Bill Ford-Tough?
Does Ford Motor Company offer a greater lesson on whether or not family control is good for business?
June 13, 2003
Not long ago, images of Bill Ford — who in October 2001 stepped into the shoes of the legendary Henry Ford to become the company’s CEO — were all over U.S. television.
The TV commercials — which covered such topics as family, legacy and SUVs — had been culled from a two hour-long, unscripted interview.
They certainly brought out Mr. Ford's pleasant personality. As he reminisced about his family’s storied history in those TV ads, he projected the image of a wealthy young man with a fairly liberal upbringing — and an emphatically green outlook on life.

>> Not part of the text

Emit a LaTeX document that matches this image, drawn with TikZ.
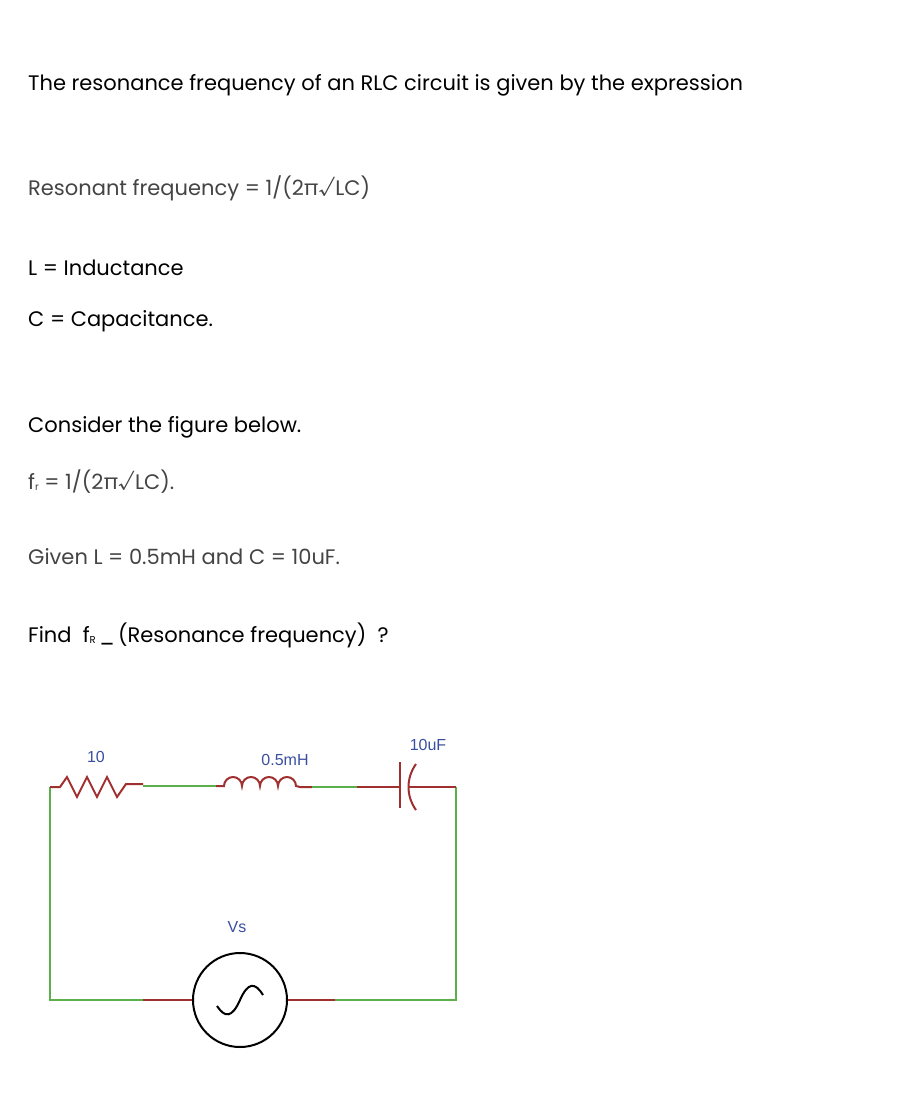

But lately, that friendly image has suffered as Ford continues to struggle on a number of fronts.
First, there's the issue of the environment. For as long as Ford, the CEO, stayed on topics such as family lore in his TV ads, he did fine. But Ford the company makes most of its money from big, gas-guzzling behemoths — such as SUVs and pick-up trucks.
These vehicles — guaranteed to be "Built Ford Tough" — have become an embarrassment to the green CEO. Ford recently was forced to announce that it would not be able to meet its self-imposed target of a 25% reduction in fuel consumption in its SUVs by 2005.
This goal had first been proposed — with strong backing from Bill Ford — in July 2000. But as bigger and heavier SUVs gained popularity among U.S. consumers, it became unattainable.
Simply staying out of this market segment was never an option, given SUVs' and trucks' fat profit margins and strong sales growth.
Given the company's continued struggles, Bill Ford has to face the criticism that he was simply not ready to lead the automaker.
There is no denying that Mr. Ford’s previous management experience has been limited, even though he has worked in various positions — starting out as a product planning analyst — in the company since 1979.
In fact, 46 year-old Mr. Ford has made a previous attempt at turning a struggling organization around. The precedent is not comforting.
Mr. Ford's family owns not only a large chunk of his great-grandfather's company, Ford Motor Co., but also another venerable American franchise — the Detroit Lions football team.
A year before assuming the post of CEO at Ford, Mr. Ford devised a plan to improve the team, as whose Vice Chairman he still serves.
But the Lions failed to roar, finishing the 2001-2002 season with 2 wins — and 14 losses. The 2002-2003 season was not much better, the Lions' 3-13 record was the second-worst in the entire league.
Since many of the Lions' diehard fans also depend on a Ford paycheck for their livelihood, they are likely to have greeted the appointment of Mr. Ford as CEO with great apprehension. The car company surely cannot afford failure at the level displayed by the football team.
The Number Two U.S. automaker needs tough decisions in order to overcome its current crisis.
And Mr. Ford will need more than a little of his famous great-grandfather's nasty streak to right a company that lost $5.5 billion in 2001. In 2002, losses were held down to $980 million, which indicates that the company is at least starting to move in the right direction.
Mr. Ford’s management team now has a restructuring plan that calls for cutting 35,000 employees — closing five plants and discontinuing four models.
However, the tough guys on Wall Street aren't convinced yet. Ford's share price fell below $7 in the second half of 2002, compared to over $35 in 1999. The stock now trades around $11.
The poor performance in the stock market is more reminiscent of a troubled "New Economy" company, not a venerable industrial blue chip.
Standard & Poor's even downgraded the Ford's credit rating to its lowest level ever, at BBB. It also maintains a negative outlook on the rating, citing falling market share and massive unfunded pension plan liabilities.
If Bill Ford fails to lead his family's company to health, it may reaffirm the folly of appointing scions of the founding families as corporate chairmen, or at least CEOs.
There is no question that Mr. Ford wouldn't have been anywhere near the CEO suite had his family not controlled decision-making at the publicly traded Ford Motor Co. through its Class B shares. A Ford at the head of Ford Motor Co. may look good — and hint at continuity.
In fact, it might just have worked during the go-go years of the 1990s — when a CEO was expected to be a charismatic leader and his job was mainly to look good on TV and to impress consumers and investors.
Times have gotten a lot tougher in the new millennium. One wonders if old Henry Ford would have approved of his great-grandson's appointment.